Whooping cough vaccine fades in pre-teens
Key Excerpts from Article on Website of Fox News
Posted: April 24th, 2012
During a whooping cough outbreak in California in 2010, immunized children between eight and 12 years old were more likely to catch the bacterial disease than kids of other ages, suggesting that the childhood vaccine wears off as kids get older, according to new research. Whooping cough, or pertussis, is caused by Bordetella pertussis bacteria. The pertussis vaccine, a five-shot series referred to as DTaP, is recommended for children at ages two-, four-, six- and 18-months, and at four to six years old. The CDC recommends that at age 11 or 12 kids get the booster shot called Tdap. In early 2010, a spike in cases appeared at Kaiser Permanente in San Rafael, and it was soon determined to be an outbreak of whooping cough -- the largest seen in California in more than 50 years. [Dr. David Witt, senior author of the study,] had expected to see the illnesses center around unvaccinated kids, knowing they are more vulnerable to the disease. "We started dissecting the data.
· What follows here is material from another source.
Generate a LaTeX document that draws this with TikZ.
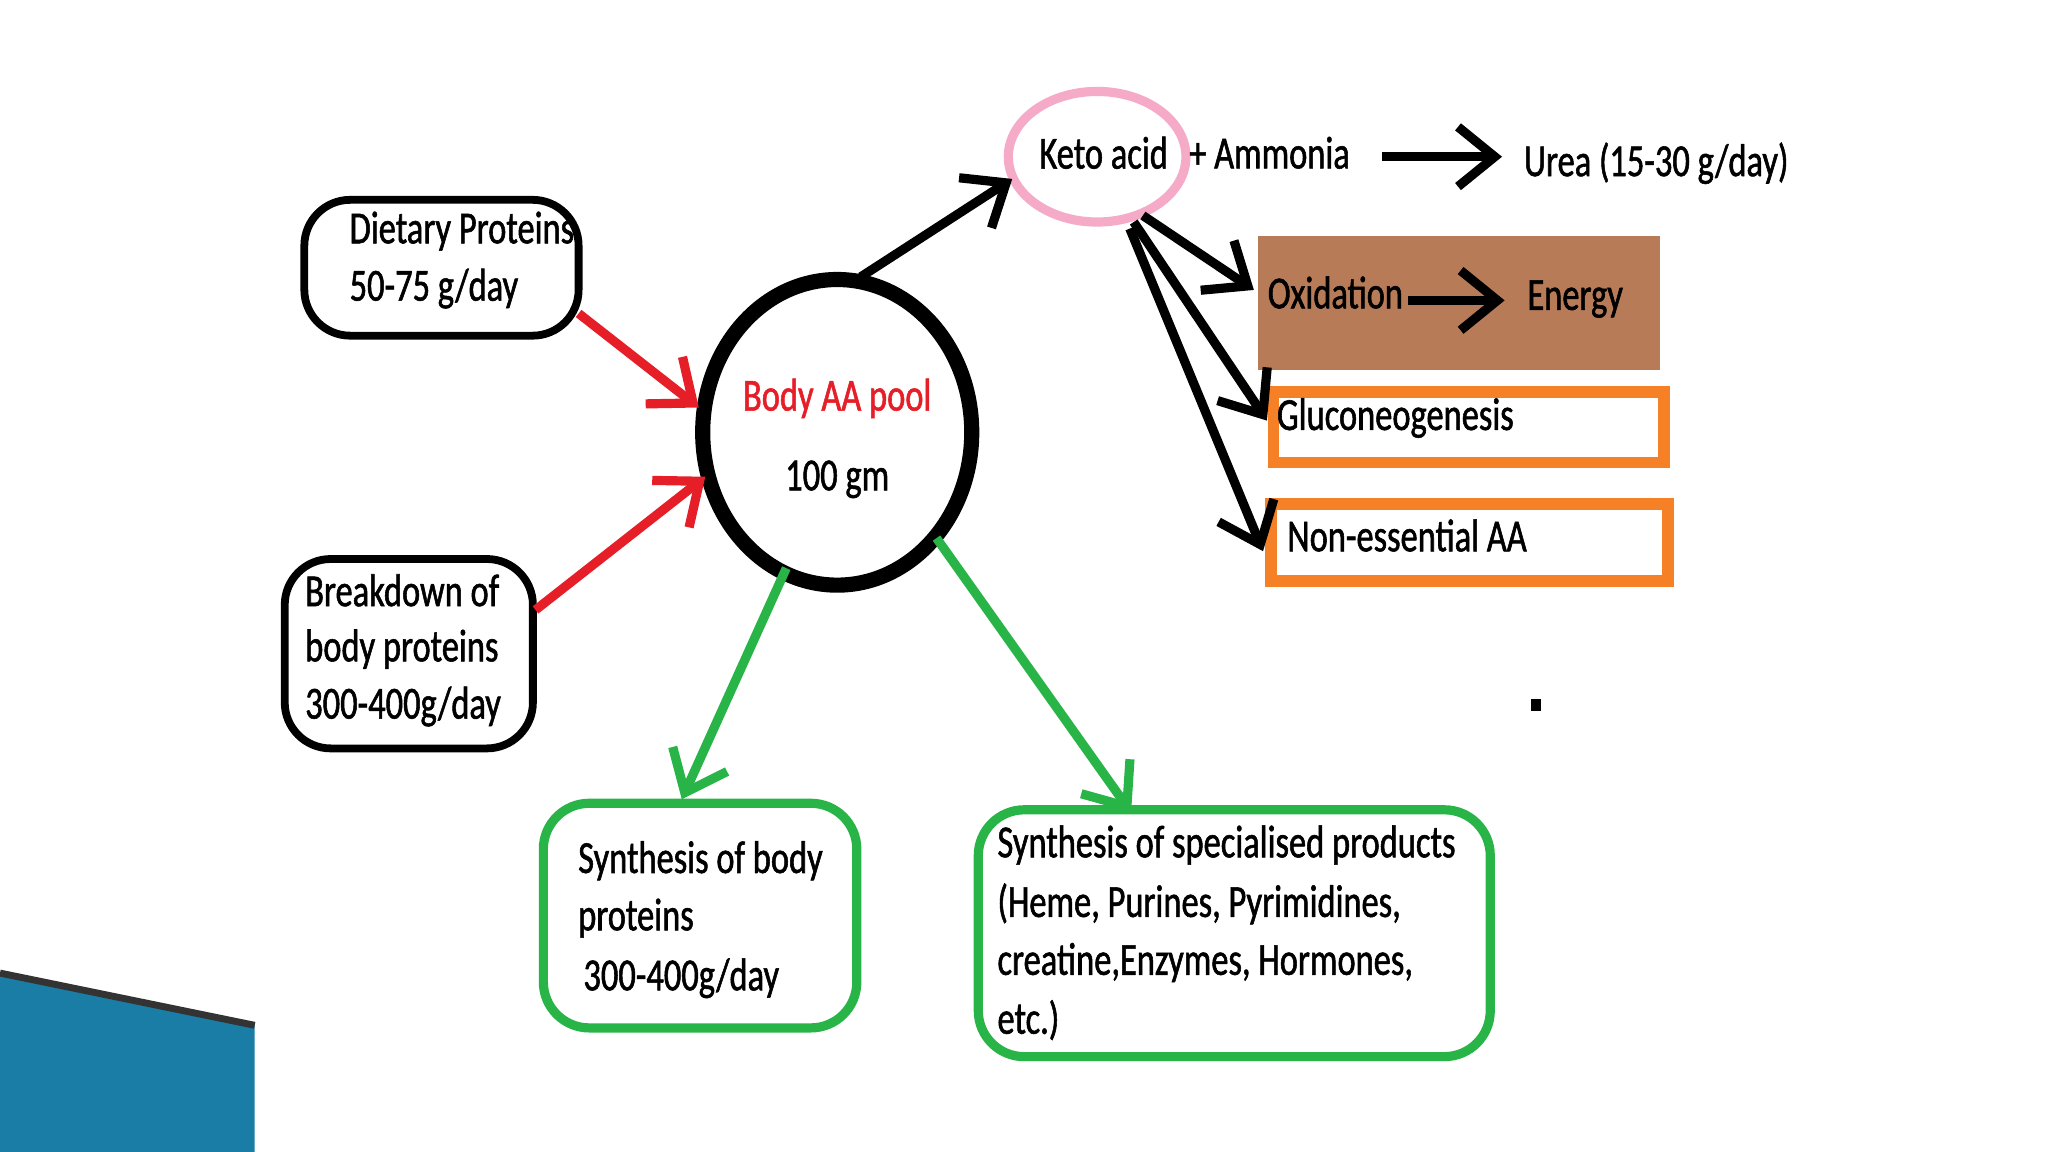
\documentclass[tikz,border=0pt]{standalone}
\usepackage{fontspec}
\setmainfont{Carlito}[FakeStretch=0.75,FakeBold=1.2]
\usetikzlibrary{arrows.meta}
\definecolor{brn}{RGB}{184,123,88}
\definecolor{org}{RGB}{245,128,37}
\definecolor{grn}{RGB}{40,180,70}
\definecolor{pnk}{RGB}{245,170,200}
\definecolor{rd}{RGB}{230,30,40}
\definecolor{tea}{RGB}{25,125,165}
\begin{document}
\begin{tikzpicture}[x=0.01cm,y=-0.01cm,
  t/.style={font=\fontsize{10}{11}\selectfont,inner sep=0pt},
  tl/.style={t,anchor=west},
  bx/.style={line width=1.7pt,rounded corners=10pt},
  ar/.style={-{Straight Barb[length=8pt,width=13pt,line width=2pt]},line width=2pt}]
\useasboundingbox (0,0) rectangle (1568,882);
% decoration
\fill[tea] (0,745) -- (195,785) -- (195,882) -- (0,882) -- cycle;
\draw[line width=1.5pt,black!80] (0,745) -- (195,785);
% boxes
\draw[bx] (233,153) rectangle (443,257);
\node[tl] (d1) at (267,177) {Dietary Proteins};
\node[tl] (d2) at (267,221) {50-75 g/day};
\draw[bx] (218,428) rectangle (408,573);
\node[tl] at (233,452) {Breakdown of};
\node[tl] at (233,497) {body proteins};
\node[tl] at (233,541) {300-400g/day};
\coordinate (dbox) at (443,240);
\coordinate (bbox) at (410,467);
% pool
\draw[line width=3.3pt] (641,331) ellipse (103 and 117);
\node[t,text=rd] (pool) at (641,305) {Body AA pool};
\node[t] at (641,367) {100 gm};
% keto
\draw[pnk,line width=2pt] (840,120) ellipse (68 and 50);
\node[t] (keto) at (845,117) {Keto acid};
\node[t] (amm) at (972,117) {+ Ammonia};
\node[t] (urea) at (1268,125) {Urea (15-30 g/day)};
\fill[brn] (963,181) rectangle (1271,283);
\node[tl] (ox) at (970,224) {Oxidation};
\node[t] (en) at (1206,229) {Energy};
\draw[org,line width=2.5pt] (975,300) rectangle (1274,354);
\node[tl] (glu) at (977,320) {Gluconeogenesis};
\draw[org,line width=2.5pt] (973,386) rectangle (1277,445);
\node[tl] (ne) at (985,410) {Non-essential AA};
% green boxes
\draw[bx,grn,line width=2pt] (416,615) rectangle (656,787);
\node[tl] at (442,659) {Synthesis of body};
\node[tl] at (442,703) {proteins};
\node[tl] at (446,749) {300-400g/day};
\draw[bx,grn,line width=2pt] (749,620) rectangle (1141,809);
\node[tl] at (763,647) {Synthesis of specialised products};
\node[tl] at (763,692) {(Heme, Purines, Pyrimidines,};
\node[tl] at (763,737) {creatine,Enzymes, Hormones,};
\node[tl] at (763,781) {etc.)};
\fill (1172,535) rectangle (1180,544);
% arrows
\draw[ar] (659,212) -- (775,137);
\draw[ar] (1058,120) -- (1150,120);
\draw[ar] (1078,230) -- (1152,230);
\draw[ar] (875,165) -- (960,222);
\draw[ar] (868,170) -- (970,322);
\draw[ar] (865,175) -- (967,422);
\draw[ar,rd] (dbox) -- (535,312);
\draw[ar,rd] (bbox) -- (540,365);
\draw[ar,grn] (602,435) -- (522,612);
\draw[ar,grn] (717,412) -- (866,622);
\end{tikzpicture}
\end{document}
What was very surprising was the majority of cases were in fully vaccinated children. That's what started catching our attention," said Witt. Comparing the kids who got pertussis to the more than 22,000 kids in the medical center's database who didn't, Witt's group wrote in the journal Clinical Infectious Diseases that the vaccine is effective about half of the time for all kids, and just 24 percent of the time in the eight to 12 year old age group.